When a seller chooses to sell their business it is a big decision. Choosing to sell a business is complicated. Sellers are not only selling the business; they are selling everything the business represents. Along with the name and location of the business, the seller is selling their reputation, customers, and hard work. The seller gets to reap the rewards of their hard work by getting a large sum of money upfront for the established business. Unfortunately, the seller also has to deal with the downsides of selling a business, including loss of cash flow and accounts that may be worth much more than originally determined.
Given the pros and cons of selling a business, sellers need to be aware of what protections they are afforded. There are many terms and conditions that can be implemented in order to protect the seller in a business acquisition. Having a clear understanding of what the document actually says will leave the seller in a better position.

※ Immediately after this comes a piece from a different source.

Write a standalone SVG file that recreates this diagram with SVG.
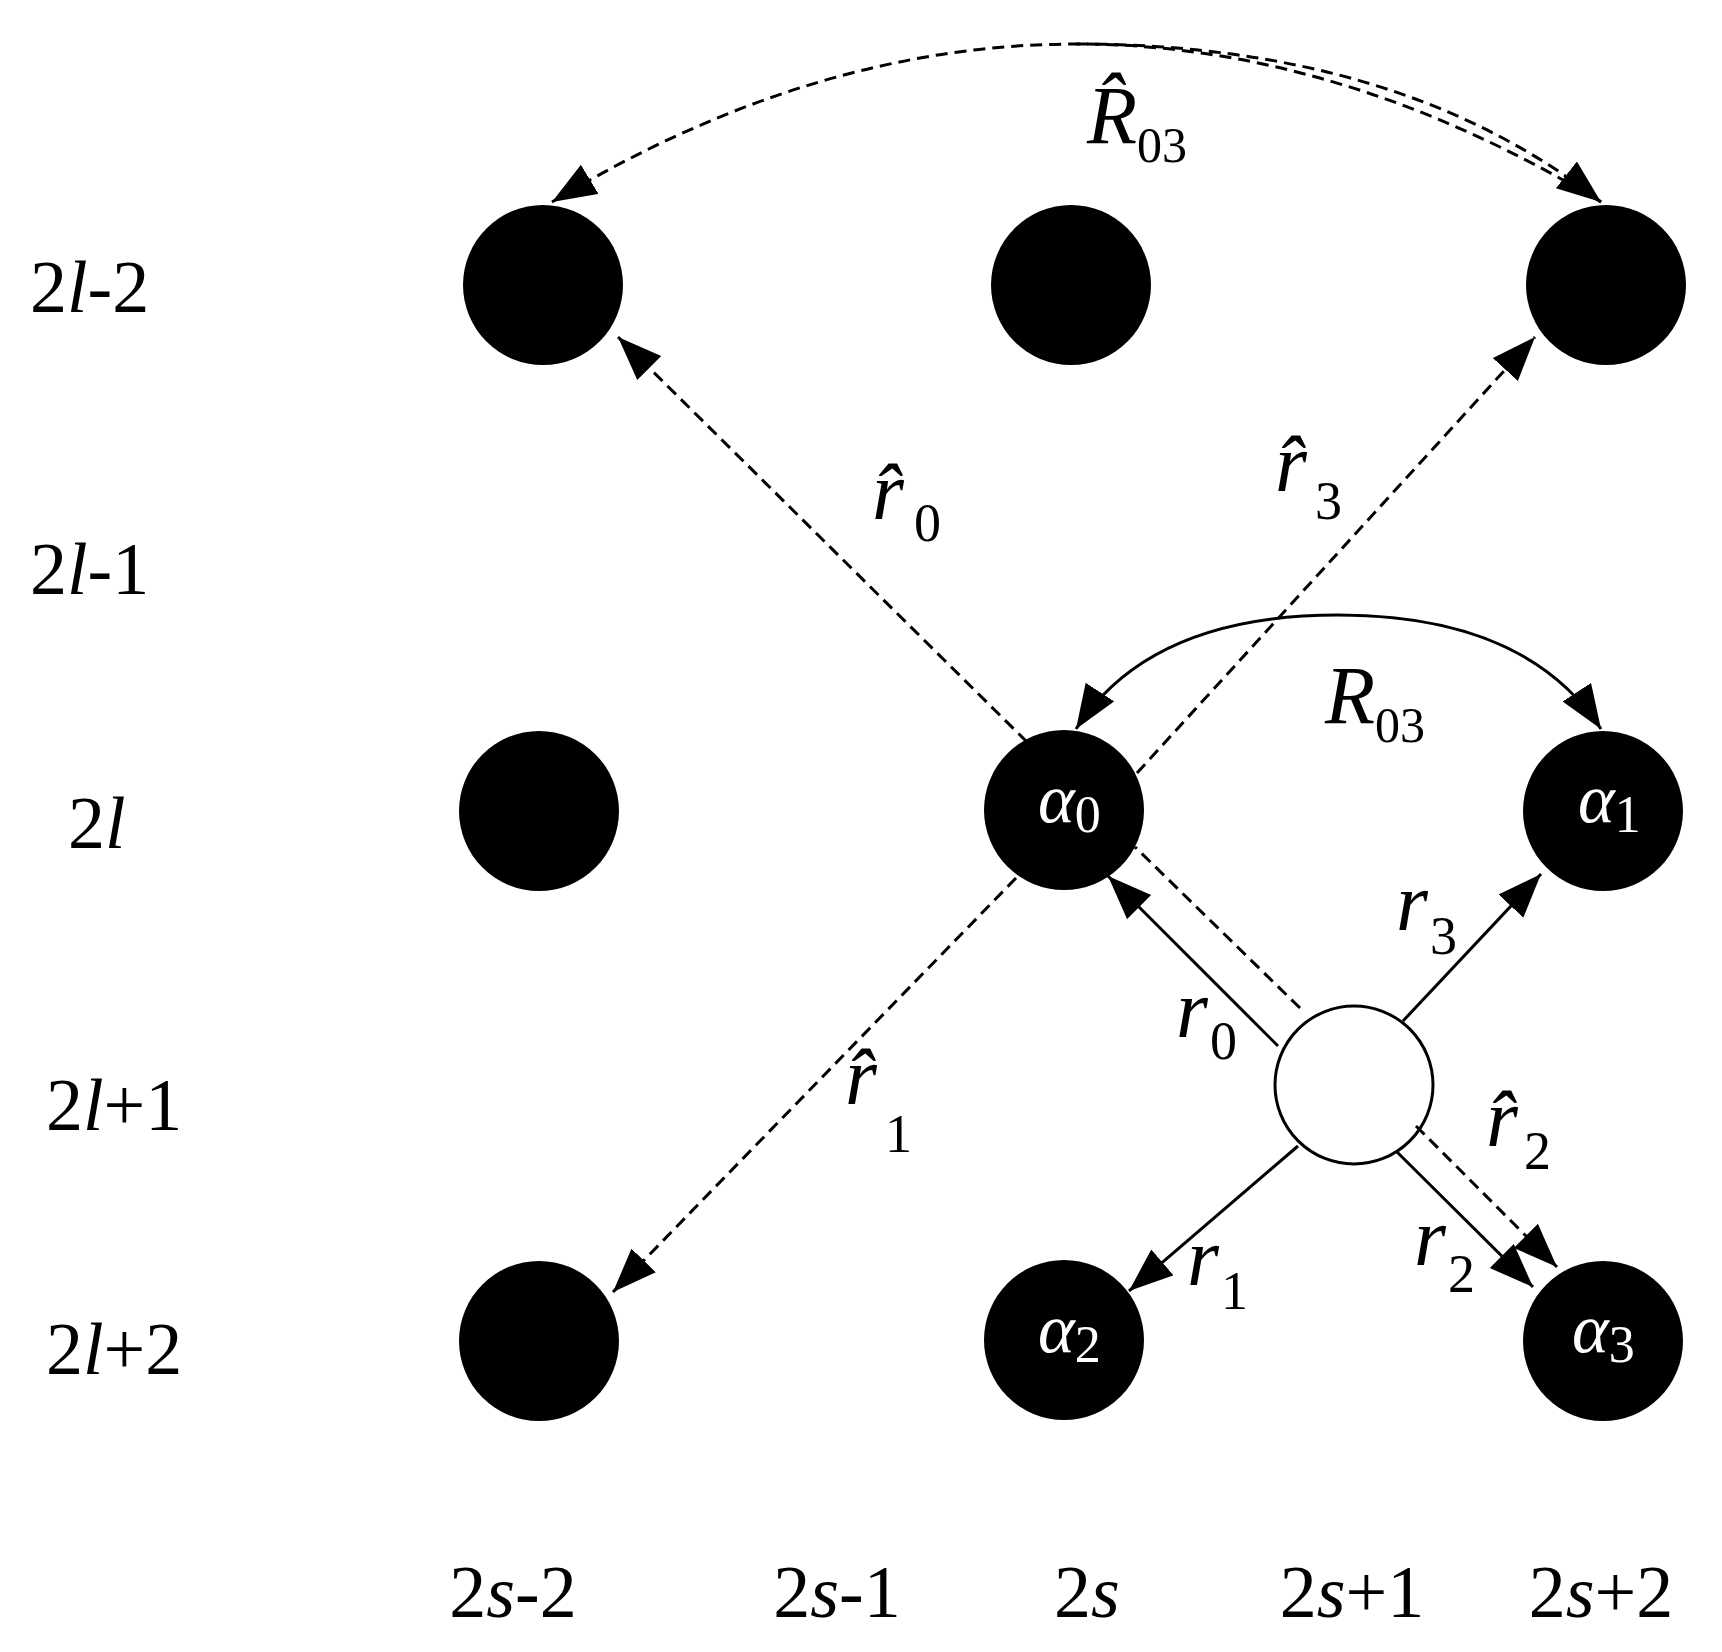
<svg xmlns="http://www.w3.org/2000/svg" width="1722" height="1652" viewBox="0 0 1722 1652">
<style>
.t{font-family:'Liberation Serif','Times New Roman','DejaVu Serif',serif;fill:#000}
.i{font-style:italic}
.w{fill:#fff}
.n{fill:#000}
.s{fill:none;stroke:#000;stroke-width:3}
.d{fill:none;stroke:#000;stroke-width:3;stroke-dasharray:12 7}
</style>
<defs>
<marker id="a" markerUnits="userSpaceOnUse" markerWidth="46" markerHeight="36" refX="44" refY="17" orient="auto"><path d="M0,0 L44,17 L0,34 z" fill="#000"/></marker>
</defs>
<rect width="1722" height="1652" fill="#fff"/>
<g id="rowlabels" class="t" font-family="Liberation Serif, serif" font-size="74">
<text x="30" y="312">2<tspan class="i">l</tspan>-2</text>
<text x="30" y="594">2<tspan class="i">l</tspan>-1</text>
<text x="68" y="848">2<tspan class="i">l</tspan></text>
<text x="46" y="1130">2<tspan class="i">l</tspan>+1</text>
<text x="46" y="1374">2<tspan class="i">l</tspan>+2</text>
</g>
<g id="collabels" class="t" font-family="Liberation Serif, serif" font-size="74" text-anchor="middle">
<text x="513" y="1617">2<tspan class="i">s</tspan>-2</text>
<text x="837" y="1617">2<tspan class="i">s</tspan>-1</text>
<text x="1087" y="1617">2<tspan class="i">s</tspan></text>
<text x="1352" y="1617">2<tspan class="i">s</tspan>+1</text>
<text x="1601" y="1617">2<tspan class="i">s</tspan>+2</text>
</g>
<g id="n_tl"><circle class="n" cx="543" cy="285" r="80"/></g>
<g id="n_tm"><circle class="n" cx="1071" cy="285" r="80"/></g>
<g id="n_tr"><circle class="n" cx="1606" cy="285" r="80"/></g>
<g id="n_ml"><circle class="n" cx="539" cy="811" r="80"/></g>
<g id="n_a0"><circle class="n" cx="1064" cy="810" r="80"/><text class="t w i" font-family="Liberation Serif, serif" x="1038" y="822" font-size="70">α<tspan font-style="normal" font-size="52" dy="10">0</tspan></text></g>
<g id="n_a1"><circle class="n" cx="1603" cy="811" r="80"/><text class="t w i" font-family="Liberation Serif, serif" x="1578" y="822" font-size="70">α<tspan font-style="normal" font-size="52" dy="10">1</tspan></text></g>
<g id="n_c"><circle cx="1354" cy="1085" r="79" fill="#fff" stroke="#000" stroke-width="3"/></g>
<g id="n_bl"><circle class="n" cx="539" cy="1341" r="80"/></g>
<g id="n_a2"><circle class="n" cx="1064" cy="1340" r="80"/><text class="t w i" font-family="Liberation Serif, serif" x="1038" y="1352" font-size="70">α<tspan font-style="normal" font-size="52" dy="10">2</tspan></text></g>
<g id="n_a3"><circle class="n" cx="1603" cy="1341" r="80"/><text class="t w i" font-family="Liberation Serif, serif" x="1572" y="1352" font-size="70">α<tspan font-style="normal" font-size="52" dy="10">3</tspan></text></g>
<g id="connectors">
<path class="d" d="M1601,202 Q1076,-114 552,202" marker-end="url(#a)"/>
<path class="d" d="M1076,44 Q1400,44 1601,202" marker-end="url(#a)"/>
<path class="d" d="M1027,742 L618,337" marker-end="url(#a)"/>
<path class="d" d="M1137,773 L1535,337" marker-end="url(#a)"/>
<path class="d" d="M1016,878 L613,1292" marker-end="url(#a)"/>
<path class="s" d="M1338,615 Q1150,615 1076,729" marker-end="url(#a)"/>
<path class="s" d="M1338,615 Q1526,615 1601,729" marker-end="url(#a)"/>
<path class="s" d="M1278,1046 L1108,876" marker-end="url(#a)"/>
<path class="d" d="M1300,1008 L1135,847"/>
<path class="s" d="M1403,1021 L1541,874" marker-end="url(#a)"/>
<path class="s" d="M1298,1146 L1129,1291" marker-end="url(#a)"/>
<path class="s" d="M1396,1151 L1533,1287" marker-end="url(#a)"/>
<path class="d" d="M1416,1126 L1557,1267" marker-end="url(#a)"/>
</g>
<g id="labels" class="t" font-family="Liberation Serif, serif" font-size="82">
<text class="i" x="1087" y="143">R̂<tspan font-style="normal" font-size="50" dy="19">03</tspan></text>
<text class="i" x="1325" y="723">R<tspan font-style="normal" font-size="50" dy="19">03</tspan></text>
<text class="i" x="872" y="519">r̂<tspan font-style="normal" font-size="54" dx="10" dy="22">0</tspan></text>
<text class="i" x="1275" y="491">r̂<tspan font-style="normal" font-size="54" dx="8" dy="28">3</tspan></text>
<text class="i" x="845" y="1104">r̂<tspan font-style="normal" font-size="54" dx="8" dy="48">1</tspan></text>
<text class="i" x="1176" y="1037">r<tspan font-style="normal" font-size="54" dx="2" dy="22">0</tspan></text>
<text class="i" x="1396" y="930">r<tspan font-style="normal" font-size="54" dx="2" dy="24">3</tspan></text>
<text class="i" x="1187" y="1285">r<tspan font-style="normal" font-size="54" dx="2" dy="24">1</tspan></text>
<text class="i" x="1414" y="1265">r<tspan font-style="normal" font-size="54" dx="2" dy="27">2</tspan></text>
<text class="i" x="1486" y="1146">r̂<tspan font-style="normal" font-size="54" dx="6" dy="23">2</tspan></text>
</g>
</svg>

Sellers should be aware of the following key terms when deciding to sell a business:
Letter of Intent: A letter of intent is a non-binding document offering to purchase the business. The intent is usually required by sellers before they will provide sensitive information to the potential buyer about the business. The letter of intent should state the proposed price and terms and conditions to purchase the business. It is also important for the letter to clearly state that either party may revise or quit the discussions if they so choose.
Confidentiality Agreement: This is an agreement usually required by the seller before they will share sensitive information business. Generally, the confidentiality agreement requires all information obtained about the business to only be used for making a determination about buying the business.
Form of Payment: The method of payment that is expected. It is very important for the seller to know what method of payment is being offered and what they are willing to accept. The type of payment should be clearly defined. The seller needs to be able to inform the buyer of what there expectation is. Sellers can determine if they want the buyer to pay cash, debt, stock options, or a combination thereof. Understanding how the payment will need to be made will allow the seller to ensure they are working with a buyer who can meet this demand.
Buyer Financing Representation: A letter provided by the buyer highlighting what financial institutions are backing them and the amount of capital and debts being carried by the buyer. This letter is protects the buyer because it highlights to the seller the buyer is making serious offer that contains sufficient financial backing. The letter should include a covenant that the buyer will make all reasonable efforts to obtaining the financing.
Earn-out: A provision written into some financial transactions in which the seller of a business will receive additional payments based on the future performance of the business. If there is going to be an earn-out agreement, the seller will need to ensure they agree to amount or percentage they will be happy with. The seller will always want to ensure the agreement has a set number of years to ensure they get the full amount they are entitled to.
Working Capital Adjustment: Any changes to the purchase price that will be triggered if the seller varies from a certain predetermined amount as of the closing date. Having this term included can help ensure the buyer does not pay the less then the business is actually worth.
Legal Structure: The type of legal structure to be used in the purchase. Options may include a triangular merger or asset purchase. It is important for the seller to choose a legal structure that will give them the best tax options available.
The seller should abide by a series of conditions when deciding to sell their business. The conditions designed to protect the buyer include:
Legal Help: As a condition of selling the business, the seller needs to insist that all documents and terms are reviewed by a business law attorney of their choosing. The seller should not rely on the buyer’s counsel, since that counsel represents the interests of the buyer only. Having independent counsel will make sure the seller is getting legal advice that will guide them in a direction that will work towards their benefit. The seller should also decline to work with one attorney handling the transaction for both parties. Independent is always going to be in the seller’s best interest.
Binding: The conditions of the terms need to be clearly defined as binding or not. Generally, the terms are not binding, and there will be a clear statement that the terms are subject to an eventual negotiation of a purchase agreement.
Financial Statements: Before sharing the company’s financial statements, the seller should have statements reviewed and certified buy a reputable independent accounting firm. Having the financials reviewed and certified will instill confidence in the potential buyer and help the seller get the best possible purchase price.
Tax Returns: Before selling the business, the seller should compile at least three years of tax returns. Having three years (minimum) of tax returns will show the buyer the business is profitable and there are not outstanding liabilities.
Responsibility for Expenses: This is condition that defines which expenses each party is responsible for. The seller needs to know what costs they will have to cover and what costs the buyer will need to absorb. Common expenses include: attorney’s fees; accounting expenses; closing costs; and other expenses that may arise due to the acquisition of the business.
Acceptance Period: The acceptance period is a condition which dictates for what period of time the terms are being offered. Generally, the terms are required to be signed within the acceptance period. Putting this condition in place does not mean the terms are binding, and the parties are usually allowed offer a different set of terms if circumstances change.
When making a decision to sell a company it is important for the seller to have a clear understanding of the terms and conditions. If the seller is not aware of what the terms and conditions mean, then the seller will lack necessary and important protections they are afforded. It is important when advising a client in selling their business for the attorney to ensure the client understands what they are getting into by signing purchasing agreement and selling their business.